Not caring one whit about the discomfort of the sports reporters, but caring deeply about their gross profits, the NFL owners decided to Combine these different tryouts. Why they don’t call ‘em tryouts, I have no idea. Clearly, no one asked me. The Combine is now permanently in Indianapolis.

I did some sneaky in-depth research of my own and discovered that none of the tests requires cramming anything but pasta the night before.

In case you’re interested, the tests/evaluations include:

  • 40-yard dash (to test for speed)
  • Bench press (to test for strength)
  • Vertical jump (to test for springs)
  • Broad jump (to test for horizontal springiness)
  • 20 yard shuttle (to test for directional changes)
  • 3 cone drill (to test for ice-cream eating ability)
  • 60-yard shuttle (to test for long-distance direction changes)
  • Position-specific drills (to see if you really can do the job they’ve watched you do in college games for the past four years)
  • Interviews — each team is allowed 60 interviews in 15-minute intervals (to test for ability to deal with sports writers)
  • Physical measurements (no comment)
  • Injury evaluation (You break it, you bought it. Who wants dented merchandise?)
  • Drug screen (to test for inoperable stupidity)
  • The Cybex test (to test joint movement)
  • The Wonderlic Test (to test brain movement. The Wonderlic test was invented by super genius Kathy Kolbe’s dad. Different story.)

Turns out that—as with many things—past behavior/past performance is a much better indicator of success than any of these nifty test. However, the Combine gives sports journalists and broadcasters much more convenient access to everyone.

In high school, pretty much nothing is combined and—at least at our school—the results don’t have much to do with being on the team (although it might impact Varsity/JV status).

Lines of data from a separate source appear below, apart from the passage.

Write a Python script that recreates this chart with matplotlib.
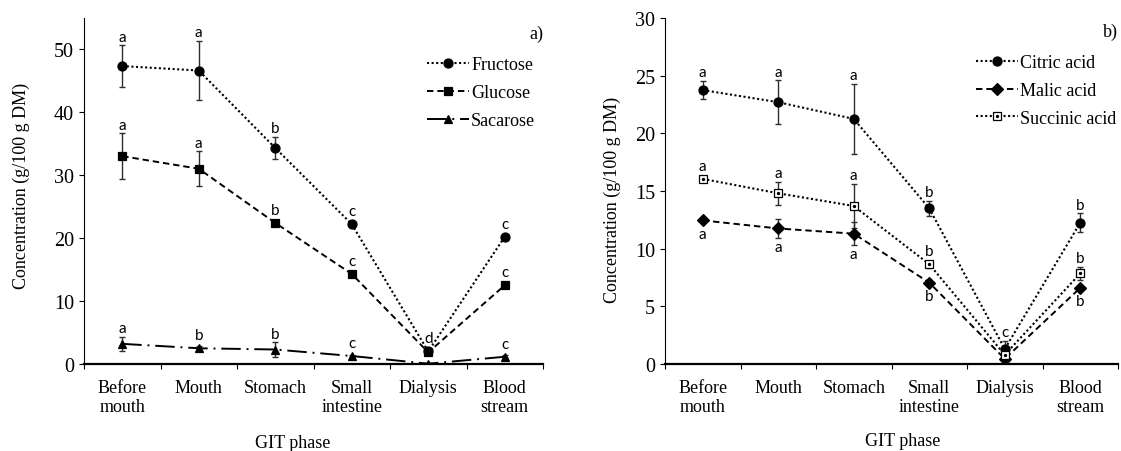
import matplotlib
matplotlib.use("Agg")
import matplotlib.pyplot as plt
from matplotlib.legend_handler import HandlerTuple

# ---------------- data ----------------
phases = ["Before\nmouth", "Mouth", "Stomach", "Small\nintestine", "Dialysis", "Blood\nstream"]

fructose = [47.3, 46.6, 34.3, 22.2, 2.0, 20.2]
fructose_err = [3.3, 4.7, 1.8, 0.4, 0.3, 0.4]
fructose_sig = ["a", "a", "b", "c", "d", "c"]

glucose = [33.0, 31.0, 22.4, 14.3, 1.85, 12.5]
glucose_err = [3.6, 2.8, 0.4, 0.4, 0.2, 0.4]
glucose_sig = ["a", "a", "b", "c", "", "c"]

sacarose = [3.2, 2.5, 2.3, 1.27, 0.05, 1.15]
sacarose_err = [1.1, 0.3, 1.15, 0.2, 0.05, 0.2]
sacarose_sig = ["a", "b", "b", "c", "", "c"]

citric = [23.75, 22.7, 21.25, 13.5, 1.3, 12.25]
citric_err = [0.8, 1.9, 3.05, 0.65, 0.7, 0.8]
citric_sig = ["a", "a", "a", "b", "c", "b"]

malic = [12.45, 11.75, 11.3, 7.05, 0.45, 6.6]
malic_err = [0.15, 0.8, 1.0, 0.2, 0.1, 0.2]
malic_sig = ["a", "a", "a", "b", "", "b"]

succinic = [16.05, 14.8, 13.7, 8.65, 0.8, 7.85]
succinic_err = [0.15, 1.0, 1.95, 0.3, 0.2, 0.6]
succinic_sig = ["a", "a", "a", "b", "", "b"]

# ---------------- style ----------------
W, H = 1121, 452
SERIF = ["Liberation Serif", "DejaVu Serif"]
SANS = ["Lato", "DejaVu Sans"]
plt.rcParams["font.family"] = SERIF

fig = plt.figure(figsize=(W / 100, H / 100), dpi=100)

def px_axes(x0, x1, ytop, ybot):
    return fig.add_axes([x0 / W, 1 - ybot / H, (x1 - x0) / W, (ybot - ytop) / H])

axL = px_axes(84, 543, 18.6, 365)
axR = px_axes(665, 1118, 19, 365)

xs = list(range(1, len(phases) + 1))

DOT = (0, (1, 1.2))
DASH = (0, (3.3, 2.0))
DASHDOT = (0, (10, 3, 1, 3))

def setup(ax, ymax, yticks):
    ax.set_xlim(0.5, len(phases) + 0.5)
    ax.set_ylim(0, ymax)
    ax.set_yticks(yticks)
    ax.set_xticks([i + 0.5 for i in range(len(phases) + 1)])
    ax.set_xticklabels([])
    ax.set_xticks(xs, minor=True)
    ax.set_xticklabels(phases, minor=True, fontsize=13, linespacing=1.12)
    ax.tick_params(axis="x", which="major", direction="out", length=3.6, width=0.8)
    ax.tick_params(axis="x", which="minor", length=0, pad=11)
    ax.tick_params(axis="y", direction="out", length=3.6, width=0.8, labelsize=14.5, pad=3.5)
    for s in ("top", "right"):
        ax.spines[s].set_visible(False)
    ax.spines["left"].set_linewidth(0.8)
    ax.spines["bottom"].set_linewidth(1.6)

setup(axL, 55, [0, 10, 20, 30, 40, 50])
setup(axR, 30, [0, 5, 10, 15, 20, 25, 30])

ERRC = "#2e2e2e"

def series(ax, vals, errs, marker, ms, ls, lw, label, mfc="black"):
    ax.errorbar(xs, vals, yerr=errs, fmt="none", ecolor=ERRC, elinewidth=1.0,
                capsize=2.4, capthick=1.0, zorder=2)
    ln, = ax.plot(xs, vals, color="black", linestyle=ls, linewidth=lw, marker=marker,
                  markersize=ms, markerfacecolor=mfc, markeredgecolor="black",
                  markeredgewidth=0.9, label=label, zorder=3)
    return ln

def letters(ax, vals, errs, sigs, ymax, above=True, half_px=4.5, gap_pt=3.2):
    bb = ax.get_position()
    px_per_unit = bb.height * H / ymax
    half = half_px / px_per_unit
    for x, v, e, s in zip(xs, vals, errs, sigs):
        if not s:
            continue
        if above:
            ax.annotate(s, (x, v + max(e, half)), xytext=(0, gap_pt), textcoords="offset points",
                        ha="center", va="baseline", fontsize=11, family=SANS, zorder=4)
        else:
            ax.annotate(s, (x, v - max(e, half)), xytext=(0, -1.5), textcoords="offset points",
                        ha="center", va="top", fontsize=11, family=SANS, zorder=4)

# Left panel
lf = series(axL, fructose, fructose_err, "o", 6.5, DOT, 1.5, "Fructose")
lg = series(axL, glucose, glucose_err, "s", 5.8, DASH, 1.4, "Glucose")
ls_ = series(axL, sacarose, sacarose_err, "^", 6.3, DASHDOT, 1.4, "Sacarose")
letters(axL, fructose, fructose_err, fructose_sig, 55)
letters(axL, glucose, glucose_err, glucose_sig, 55)
letters(axL, sacarose, sacarose_err, sacarose_sig, 55)

# Right panel
lc = series(axR, citric, citric_err, "o", 6.5, DOT, 1.5, "Citric acid")
lm = series(axR, malic, malic_err, "D", 5.8, DASH, 1.4, "Malic acid")
lsu = series(axR, succinic, succinic_err, "s", 5.2, DOT, 1.5, "Succinic acid", mfc="white")
dots, = axR.plot(xs, succinic, linestyle="none", marker="o", markersize=1.4,
                 color="black", zorder=4)
letters(axR, citric, citric_err, citric_sig, 30)
letters(axR, succinic, succinic_err, succinic_sig, 30)
letters(axR, malic, malic_err, malic_sig, 30, above=False)

# Legends
legL = axL.legend([lf, lg, ls_], ["Fructose", "Glucose", "Sacarose"],
                  loc="upper left", bbox_to_anchor=(427 / W, 1 - 57 / H),
                  bbox_transform=fig.transFigure, frameon=False, fontsize=13,
                  handlelength=2.3, handletextpad=0.15, labelspacing=0.62,
                  borderpad=0, borderaxespad=0)
legR = axR.legend([lc, lm, (lsu, dots)], ["Citric acid", "Malic acid", "Succinic acid"],
                  loc="upper left", bbox_to_anchor=(976 / W, 1 - 55 / H),
                  bbox_transform=fig.transFigure, frameon=False, fontsize=13,
                  handlelength=2.3, handletextpad=0.15, labelspacing=0.6,
                  borderpad=0, borderaxespad=0,
                  handler_map={tuple: HandlerTuple(ndivide=1)})

# Panel tags and axis titles
fig.text(543 / W, 1 - 34 / H, "a)", ha="right", va="center", fontsize=13)
fig.text(1118 / W, 1 - 32 / H, "b)", ha="right", va="center", fontsize=13)

fig.text(21 / W, 1 - 186 / H, "Concentration (g/100 g DM)", rotation=90,
         ha="center", va="center", fontsize=13)
fig.text(612 / W, 1 - 200 / H, "Concentration (g/100 g DM)", rotation=90,
         ha="center", va="center", fontsize=13)
fig.text(293 / W, 1 - 444 / H, "GIT phase", ha="center", va="center", fontsize=13)
fig.text(903 / W, 1 - 442 / H, "GIT phase", ha="center", va="center", fontsize=13)

fig.savefig("out.png", dpi=100)
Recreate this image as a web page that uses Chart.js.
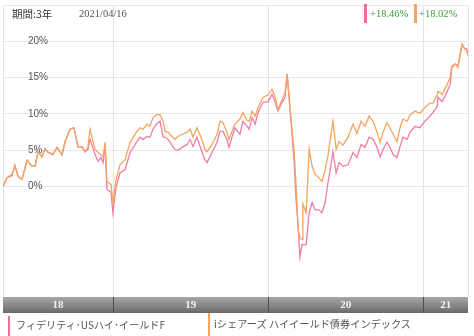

I’m hoping the HS version doesn’t include an injury evaluation or your sister will be there twice as long as anyone else. One of her big goals for the summer is to get all her muscles and joints and whatnot in reasonable working order so she can compete as a healthy athlete. Or at least start the season as a healthy athlete. Sigh. Oh, Pi.

As you are no doubt aware, the child has every intention of making the Varsity team (now that someone has graduated and left a critical kicking vacancy there). If determination and attitude have anything to do with it, she’s a shoe-in. If size is at all a factor, maybe not so much.

Cross your fingers, toes, and kicking cleats for her please.